» TASK TO COMPLETE
Leaving out every picture, retype the lines below from the top through the one that contains "from bokeh.resources import INLINE".

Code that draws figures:
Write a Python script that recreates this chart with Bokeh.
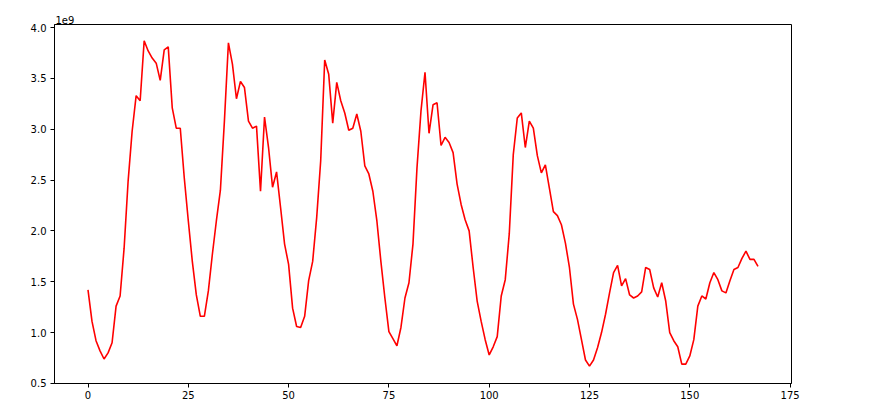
from bokeh.plotting import figure
from bokeh.models import Range1d, FixedTicker, CustomJSTickFormatter
from bokeh.embed import file_html
from bokeh.resources import INLINE

# values in units of 1e9
values = [
    1.42, 1.11, 0.92, 0.82, 0.74, 0.80, 0.90, 1.26, 1.36, 1.83,
    2.49, 2.98, 3.33, 3.28, 3.87, 3.77, 3.70, 3.65, 3.48, 3.78,
    3.81, 3.21, 3.01, 3.01, 2.52, 2.10, 1.70, 1.37, 1.16, 1.16,
    1.41, 1.77, 2.10, 2.40, 3.08, 3.85, 3.64, 3.30, 3.47, 3.41,
    3.08, 3.01, 3.03, 2.39, 3.12, 2.82, 2.43, 2.58, 2.23, 1.87,
    1.67, 1.24, 1.06, 1.05, 1.16, 1.51, 1.70, 2.13, 2.69, 3.68,
    3.54, 3.06, 3.46, 3.28, 3.16, 2.99, 3.01, 3.15, 2.98, 2.64,
    2.56, 2.39, 2.10, 1.70, 1.34, 1.01, 0.94, 0.87, 1.05, 1.34,
    1.49, 1.87, 2.62, 3.18, 3.56, 2.96, 3.24, 3.26, 2.84, 2.92,
    2.87, 2.77, 2.46, 2.26, 2.11, 2.00, 1.64, 1.31, 1.11, 0.93,
    0.78, 0.86, 0.96, 1.36, 1.52, 1.97, 2.75, 3.11, 3.16, 2.82,
    3.08, 3.01, 2.74, 2.57, 2.65, 2.42, 2.19, 2.15, 2.06, 1.88,
    1.64, 1.28, 1.13, 0.93, 0.73, 0.67, 0.73, 0.85, 1.00, 1.18,
    1.39, 1.59, 1.66, 1.46, 1.53, 1.37, 1.34, 1.36, 1.40, 1.64,
    1.62, 1.44, 1.35, 1.49, 1.31, 1.00, 0.92, 0.86, 0.69, 0.69,
    0.77, 0.93, 1.26, 1.36, 1.33, 1.49, 1.59, 1.52, 1.41, 1.39,
    1.51, 1.62, 1.64, 1.73, 1.80, 1.72, 1.72, 1.65,
]
scale = 1e9
x = list(range(len(values)))
y = [v * scale for v in values]

x_ticks = [0, 25, 50, 75, 100, 125, 150, 175]
y_ticks = [0.5, 1.0, 1.5, 2.0, 2.5, 3.0, 3.5, 4.0]

xpad = (max(x) - min(x)) * 0.05
ypad = (max(y) - min(y)) * 0.05

p = figure(
    width=870, height=411,
    output_backend="svg", toolbar_location=None,
    x_range=Range1d(min(x) - xpad, max(x) + xpad),
    y_range=Range1d(min(min(y) - ypad, y_ticks[0] * scale - 1e6), max(y) + ypad),
    min_border_left=54, min_border_right=79,
    min_border_top=24, min_border_bottom=28,
    title="1e9",
)
p.title.align = "left"
p.title.text_font = "DejaVu Sans"
p.title.text_font_size = "10px"
p.title.text_font_style = "normal"
p.title.text_color = "black"
p.title.standoff = 2
p.title.offset = 1

p.background_fill_color = "white"
p.border_fill_color = "white"
p.outline_line_color = "black"
p.outline_line_width = 1
p.xgrid.visible = False
p.ygrid.visible = False

p.line(x, y, line_color="red", line_width=1.6)

for ax in (p.xaxis[0], p.yaxis[0]):
    ax.axis_line_color = "black"
    ax.major_tick_line_color = "black"
    ax.major_tick_out = 4
    ax.major_tick_in = 0
    ax.minor_tick_out = 0
    ax.minor_tick_in = 0
    ax.major_label_text_font = "DejaVu Sans"
    ax.major_label_text_font_size = "10px"
    ax.major_label_text_color = "black"

p.xaxis.ticker = FixedTicker(ticks=x_ticks)
p.xaxis.major_label_standoff = 3
p.yaxis.ticker = FixedTicker(ticks=[t * scale for t in y_ticks])
p.yaxis.major_label_standoff = 4
p.yaxis.formatter = CustomJSTickFormatter(code="return (tick/1e9).toFixed(1);")

open("out.html", "w").write(file_html(p, INLINE))
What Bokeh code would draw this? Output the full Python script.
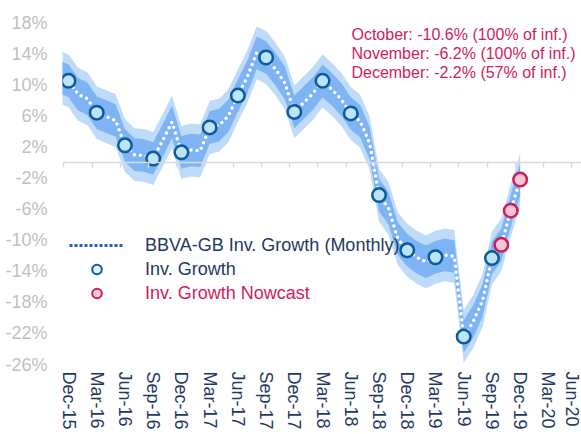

» PROBLEM SOLUTION
Write a Python script that recreates this chart with Bokeh.
from bokeh.plotting import figure
from bokeh.models import Range1d, FixedTicker, CustomJSTickFormatter
from bokeh.embed import file_html
from bokeh.resources import INLINE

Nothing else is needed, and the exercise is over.